I could dispel that notion simply by presenting the fact that – in my humble opinion – the world’s friendliest store clerks are actually in Japan. Yes, the country is being QE-ed to death, but they’re far from starving.
Here in Vietnam, and much of Asia, people are pretty friendly. Go to a bar where people speak English and you can have plenty of pleasant conversations with almost anyone you want. “Pick up artists” need not bring their magic tricks and velvet hats to talk to women. I’ve made good business contacts just from approaching people of either sex while I’m out socializing.
Yet again, cynical nationalists often cry “they want your money!” It’s an easy way to paint with a broad brush and stereotype people from other cultures so you don’t have to examine your own country’s problems. Thinking that “dirt poor Asians” are always conniving to steal your money is one way to mentally condition yourself to do this.

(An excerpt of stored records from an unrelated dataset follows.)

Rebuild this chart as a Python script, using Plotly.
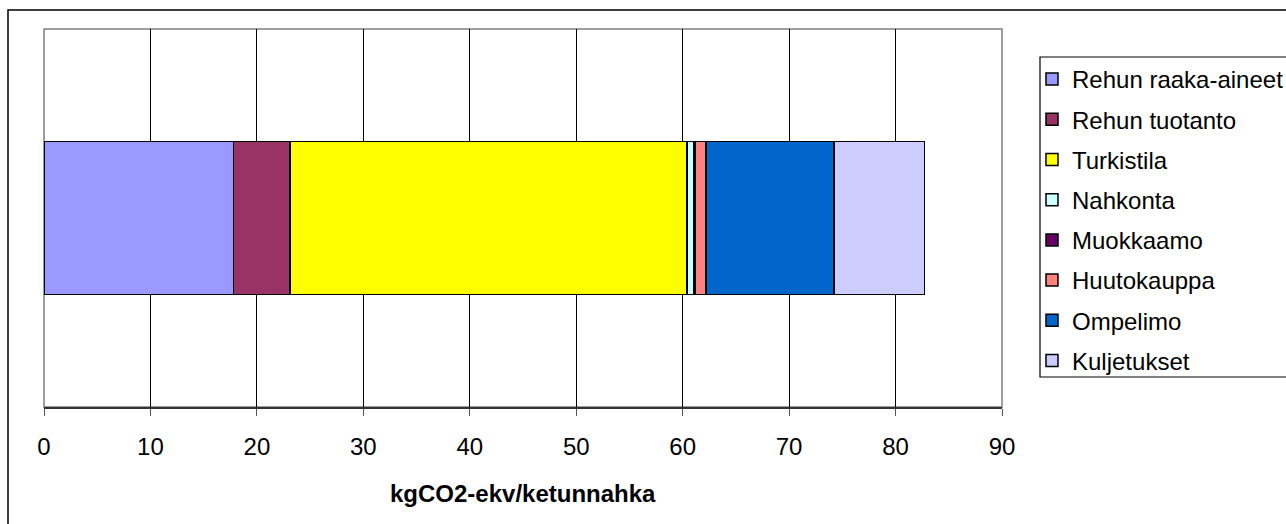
import plotly.graph_objects as go

categories = ["Rehun raaka-aineet", "Rehun tuotanto", "Turkistila", "Nahkonta",
              "Muokkaamo", "Huutokauppa", "Ompelimo", "Kuljetukset"]
values = [17.8, 5.3, 37.3, 0.65, 0.15, 1.0, 12.0, 8.5]
colors = ["#9999FF", "#993366", "#FFFF00", "#CCFFFF",
          "#660066", "#FF8080", "#0066CC", "#CCCCFF"]
bar_label = ["ketunnahka"]
tick_vals = [0, 10, 20, 30, 40, 50, 60, 70, 80, 90]
x_title = "kgCO2-ekv/ketunnahka"

FONT = "Liberation Sans, Arial, sans-serif"
FS = 24

W, H = 1286, 524
L, R, T, B = 44, 1002, 29, 407
pw, ph = R - L, B - T

def px(x):
    return (x - L) / pw

def py(y):
    return (B - y) / ph

fig = go.Figure()
for i, (name, v, c) in enumerate(zip(categories, values, colors)):
    fig.add_trace(go.Bar(
        y=bar_label, x=[v], name=name, orientation="h",
        marker=dict(color=c, line=dict(color="#000000", width=1.5)),
        legendgroup=f"g{i}",
        hoverinfo="name+x",
    ))

fig.update_layout(
    width=W, height=H,
    margin=dict(l=L, r=W - R, t=T, b=H - B, pad=0, autoexpand=False),
    paper_bgcolor="white", plot_bgcolor="white",
    barmode="stack", bargap=0.595,
    font=dict(family=FONT, size=FS, color="black"),
    showlegend=True,
    legend=dict(
        x=px(1032), y=py(57), xanchor="left", yanchor="top",
        traceorder="grouped", tracegroupgap=6,
        bgcolor="rgba(0,0,0,0)", borderwidth=0,
        font=dict(family=FONT, size=FS, color="black"),
    ),
    xaxis=dict(
        range=[0, 90], tickvals=tick_vals, showgrid=True,
        gridcolor="#000000", gridwidth=1,
        ticks="outside", ticklen=7, tickcolor="#555555", tickwidth=1,
        showline=True, linecolor="#333333", linewidth=1.5,
        ticklabelstandoff=10, zeroline=False,
        tickfont=dict(family=FONT, size=FS, color="black"),
    ),
    yaxis=dict(showticklabels=False, showgrid=False, zeroline=False,
               ticks="", showline=False),
    shapes=[
        dict(type="rect", xref="paper", yref="paper", x0=0, x1=1, y0=0, y1=1,
             line=dict(color="#808080", width=1.5), layer="below"),
        dict(type="rect", xref="paper", yref="paper",
             x0=px(8), x1=px(1300), y0=py(540), y1=py(10),
             line=dict(color="#000000", width=1.5)),
        dict(type="rect", xref="paper", yref="paper",
             x0=px(1040), x1=px(1300), y0=py(377), y1=py(57),
             line=dict(color="#000000", width=1.2)),
    ],
    annotations=[
        dict(text="<b>" + x_title + "</b>", xref="paper", yref="paper",
             x=0.5, y=py(493), xanchor="center", yanchor="middle",
             showarrow=False, font=dict(family=FONT, size=FS, color="black")),
    ],
)

fig.write_html(
    "out.html",
    config={"displayModeBar": False},
    post_script="document.body.style.margin='0';document.body.style.overflow='hidden';",
)
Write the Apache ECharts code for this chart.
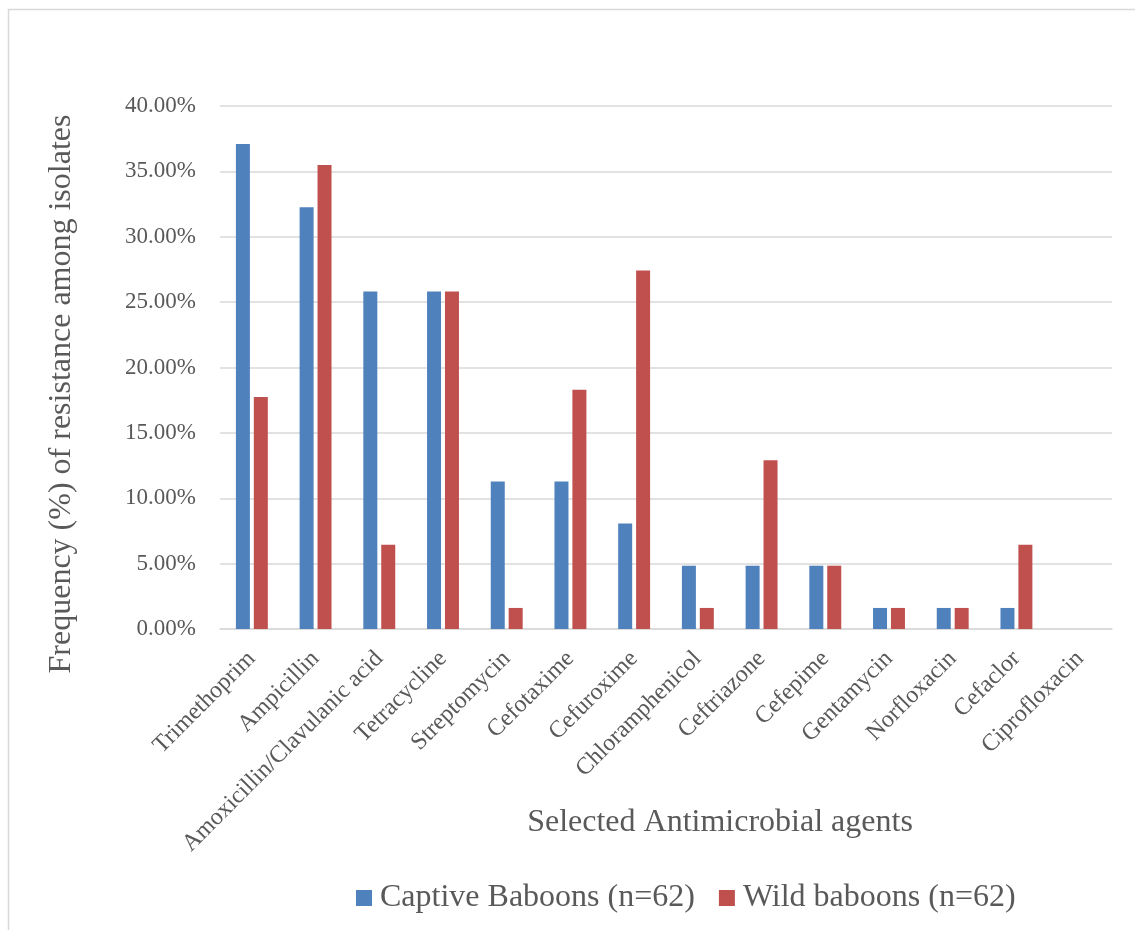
<!DOCTYPE html>
<html>
<head>
<meta charset="utf-8">
<script src="https://cdn.jsdelivr.net/npm/echarts@6/dist/echarts.min.js"></script>
<style>
html,body{margin:0;padding:0;background:#fff;}
#chart{width:1135px;height:930px;}
</style>
</head>
<body>
<div id="chart"></div>
<script>
const categories = ["Trimethoprim","Ampicillin","Amoxicillin/Clavulanic acid","Tetracycline","Streptomycin","Cefotaxime","Cefuroxime","Chloramphenicol","Ceftriazone","Cefepime","Gentamycin","Norfloxacin","Cefaclor","Ciprofloxacin"];
const captive = [37.10,32.26,25.81,25.81,11.29,11.29,8.06,4.84,4.84,4.84,1.61,1.61,1.61,0];
const wild = [17.74,35.48,6.45,25.81,1.61,18.30,27.42,1.61,12.90,4.84,1.61,1.61,6.45,0];
const seriesNames = ["Captive Baboons (n=62)","Wild baboons (n=62)"];
const yTitle = "Frequency (%) of resistance among isolates";
const xTitle = "Selected Antimicrobial agents";

const font = "'Liberation Serif','Times New Roman',serif";
const txt = "#595959";
const chart = echarts.init(document.getElementById('chart'));
chart.setOption({
  animation:false,
  textStyle:{fontFamily:font},
  graphic:[
    {type:'rect',shape:{x:8.5,y:9.5,width:1200,height:1000},style:{fill:null,stroke:'#d9d9d9',lineWidth:1.5},silent:true,z:-1},
    {type:'text',x:720,y:823,style:{text:xTitle,font:"32px "+font,fill:txt,align:'center',verticalAlign:'middle'}},
    {type:'text',x:62,y:394,rotation:Math.PI/2,style:{text:yTitle,font:"32px "+font,fill:txt,align:'center',verticalAlign:'middle'}}
  ],
  legend:{
    data:seriesNames,
    left:351,top:877,
    itemWidth:16,itemHeight:16,itemGap:24,
    icon:'rect',
    textStyle:{fontSize:32,color:txt,fontFamily:font,padding:[0,0,0,3]}
  },
  grid:{left:220,right:23,top:106,bottom:301,containLabel:false},
  xAxis:{
    type:'category',data:categories,
    axisLine:{lineStyle:{color:'#d9d9d9',width:1.5}},
    axisTick:{show:false},
    axisLabel:{rotate:45,fontSize:24,color:txt,fontFamily:font,margin:26,interval:0}
  },
  yAxis:{
    type:'value',min:0,max:40,interval:5,
    axisLine:{show:false},axisTick:{show:false},
    splitLine:{lineStyle:{color:'#d9d9d9',width:1.5}},
    axisLabel:{fontSize:23,color:txt,fontFamily:font,margin:24,formatter:v=>v.toFixed(2)+'%'}
  },
  series:[
    {name:seriesNames[0],type:'bar',data:captive,barWidth:14,barGap:'28%',itemStyle:{color:'#4F81BD'}},
    {name:seriesNames[1],type:'bar',data:wild,barWidth:14,barGap:'28%',itemStyle:{color:'#C0504D'}}
  ]
});
</script>
</body>
</html>
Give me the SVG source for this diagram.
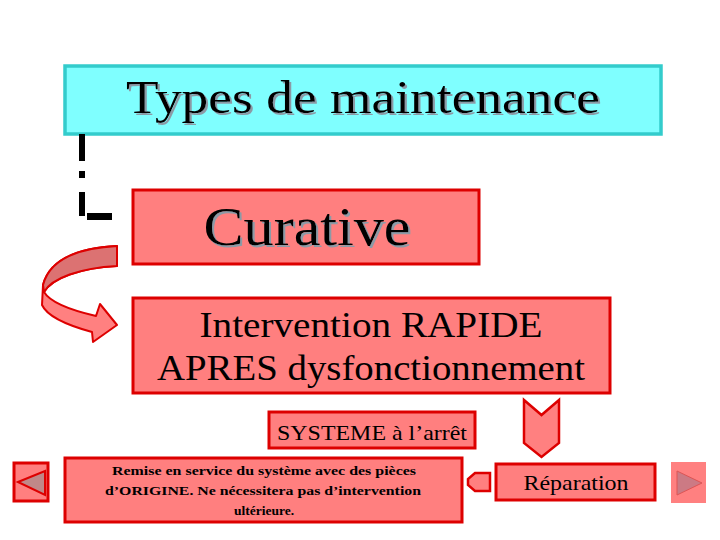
<svg xmlns="http://www.w3.org/2000/svg" width="720" height="540" viewBox="0 0 720 540">
<defs>
<style>
.pink{fill:#ff0000;fill-opacity:0.5;stroke:#dd0000;stroke-width:3}
.cyan{fill:#00ffff;fill-opacity:0.5;stroke:#33cccc;stroke-width:3.5}
text{font-family:'Liberation Serif','Times New Roman','DejaVu Serif',serif;fill:#000}
.dash{fill:#000}
</style>
<filter id="shadow" x="-5%" y="-10%" width="110%" height="130%">
<feDropShadow dx="2" dy="2" stdDeviation="0.4" flood-color="#8c9aa6" flood-opacity="1"/>
</filter>
</defs>
<rect width="720" height="540" fill="#fff"/>

<g id="title">
<rect class="cyan" x="65" y="66" width="596" height="68"/>
<text x="363" y="113" font-family="Liberation Serif, serif" font-size="46" text-anchor="middle" textLength="474" lengthAdjust="spacingAndGlyphs" filter="url(#shadow)">Types de maintenance</text>
</g>

<g id="curative">
<rect class="pink" x="133" y="190" width="346" height="74"/>
<text x="307" y="245" font-family="Liberation Serif, serif" font-size="54" text-anchor="middle" textLength="207" lengthAdjust="spacingAndGlyphs" filter="url(#shadow)">Curative</text>
</g>

<g id="intervention">
<rect class="pink" x="133" y="298" width="477" height="95"/>
<text x="371" y="337" font-family="Liberation Serif, serif" font-size="35" text-anchor="middle" textLength="343" lengthAdjust="spacingAndGlyphs">Intervention RAPIDE</text>
<text x="371" y="380" font-family="Liberation Serif, serif" font-size="35" text-anchor="middle" textLength="428" lengthAdjust="spacingAndGlyphs">APRES dysfonctionnement</text>
</g>

<g id="systeme">
<rect class="pink" x="269" y="412" width="206" height="36"/>
<text x="372" y="440" font-family="Liberation Serif, serif" font-size="22" text-anchor="middle" textLength="190" lengthAdjust="spacingAndGlyphs">SYSTEME à l’arrêt</text>
</g>

<g id="remise">
<rect class="pink" x="65" y="458" width="397" height="64"/>
<text x="264" y="475" font-family="Liberation Serif, serif" font-size="13.5" font-weight="bold" text-anchor="middle" textLength="304" lengthAdjust="spacingAndGlyphs">Remise en service du système avec des pièces</text>
<text x="263" y="495" font-family="Liberation Serif, serif" font-size="13.5" font-weight="bold" text-anchor="middle" textLength="316" lengthAdjust="spacingAndGlyphs">d’ORIGINE. Ne nécessitera pas d’intervention</text>
<text x="264" y="515" font-family="Liberation Serif, serif" font-size="13.5" font-weight="bold" text-anchor="middle">ultérieure.</text>
</g>

<g id="reparation">
<rect class="pink" x="496" y="464" width="159" height="36"/>
<text x="576" y="490" font-family="Liberation Serif, serif" font-size="22" text-anchor="middle" textLength="105" lengthAdjust="spacingAndGlyphs">Réparation</text>
</g>

<g id="nav-prev">
<rect class="pink" x="14" y="463" width="34" height="38" stroke-width="2.5"/>
<polygon points="18,482 45,471 45,495" fill="#c08888" stroke="#dd0000" stroke-width="2"/>
</g>

<g id="nav-next">
<rect x="671" y="462" width="35" height="41" fill="#ff8080"/>
<polygon points="677,471 702,483 677,495" fill="#cc7a84" stroke="#dd5555" stroke-width="1"/>
</g>

<g id="connectors">
<rect class="dash" x="79" y="134" width="6" height="27"/>
<rect class="dash" x="79" y="171" width="6" height="7"/>
<rect class="dash" x="79" y="192" width="6" height="24"/>
<rect class="dash" x="87" y="213" width="25" height="7"/>
<path d="M117,246 C80,248 50,258 43,285 L42,305 C48,318 70,326 92,332 L93,342 L117,325 L100,304 L96,316 C70,310 50,302 44,292 C52,278 80,268 117,266 Z" fill="#ff8080" stroke="#dd0000" stroke-width="2" stroke-linejoin="round"/>
<path d="M117,246 C80,248 50,258 43,285 L44,292 C52,278 80,268 117,266 Z" fill="#dc7272" stroke="#dd0000" stroke-width="2" stroke-linejoin="round"/>
<polygon points="524,400 541.5,415 559,400 559,443 541.5,457 524,443" fill="#ff8080" stroke="#dd0000" stroke-width="2.5"/>
<polygon points="475,473 490,473 490,491 475,491 468,485 468,479" fill="#ff8080" stroke="#dd0000" stroke-width="2.5"/>
</g>
</svg>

The reality is, white people aren’t having their feet bowed at here in Vietnam, or anywhere else in Asia for that matter. The one thing you learn when you spend enough time in enough countries is that we’re all people. There are poor people in the US and I don’t see much bowing going on there, either.
In fact, there are rare occasions when I momentarily forget where in the world I am, simply because the world looks a lot more similar than you might imagine.
What a growing economy in the East means for white people in Asia
And here’s the thing, people in Asia don’t really need your money. Savings rates here in Vietnam – even among poorer families – are among the world’s highest. Ditto for places like China and India.
More and more Vietnamese, and Asians in general, are entering the middle class. Here in Ho Chi Minh City, that could mean a salary of $800-$1,200 a month, which affords a decent life to a young professional. In China, it’s slightly higher.
Even among those who aren’t middle class, life isn’t so tough. Children in most parts of Southeast Asia typically live with their parents until they get married. It turns a $300 a month starting salary into a pleasant life of sipping coffee with friends in cafes.
In my view, a number of people here have it easier than over-indebted families or recent graduates in the West.
To someone who’s never left their jingoist borders, these facts might be missed. To someone unaware of or upset at the rise of developing economies and the fact that they’ve surpassed their bankrupt Western counterparts, it’s easier to imagine that everyone in a place like Vietnam is eating out of garbage cans.
Economic growth in the 21st century will not belong to the West. It will belong to Asia, South America, and perhaps Africa. As Western nations continue to slide into socialism-induced bankruptcy, the more fiscally sound Asian nations will continue to have less and less need for foreigners at all.
That doesn’t mean they’ll turn their back on the world. It simply means they’ll have more resources at their disposal. For example, many large firms in China are now hiring Chinese expats to serve in top management positions; positions formerly filled by Western expats believed to be more capable. These days, however, an intimate knowledge of local culture is more important than being a foreigner.
In Hong Kong, English continues to be pushed to a more and more distant third place among the country’s languages. It used to be English was widely used in official communications – and it still is – but Mandarin and Cantonese are much more important there than they once were.
None of these examples show me anything that suggests that white people are having their rings kissed in Asia.
Sure, many Asian women prefer white guys with blond hair. For some, it’s a fad; for others, it’s a type. However, I don’t hear anyone complaining that the Kardashians seem to share a “type” in the guys they date.
Nor do I hear the Westerners who hurl arrogant stereotypes at Asians accusing the $10-an-hour secretary in Chicago of being “just out for money”. In Vietnam, $1.50 or $2 an hour can go a lot further for a young person than $10 an hour in the USA. Yet few – including the 200 commenters on that Facebook post I mentioned – would accuse an underpaid secretary of being “only out for money”. (And, of course, not all white people living in Asia have money.)
As Asians gain more and more wealth, a lot of men and women are choosing to marry within their culture. Go to China and try to get with a model. You’d be hard-pressed to do it. The wealthiest and most attractive women there, just like in any culture, have their pick of the litter, and it’s a lot easier to marry someone from the same background. They’re not lining up to date white people.
So, if you think white people are living the perfect life in Asia with a parade of women begging them for dates daily, think again. Likewise, not everything here is about money. Yes, many Asian cultures place a high value on entrepreneurship, working hard, and building wealth. Those are the reasons I respect the culture and feel comfortable here.
Just don’t confuse a desire for success with a parasitic eye toward white people.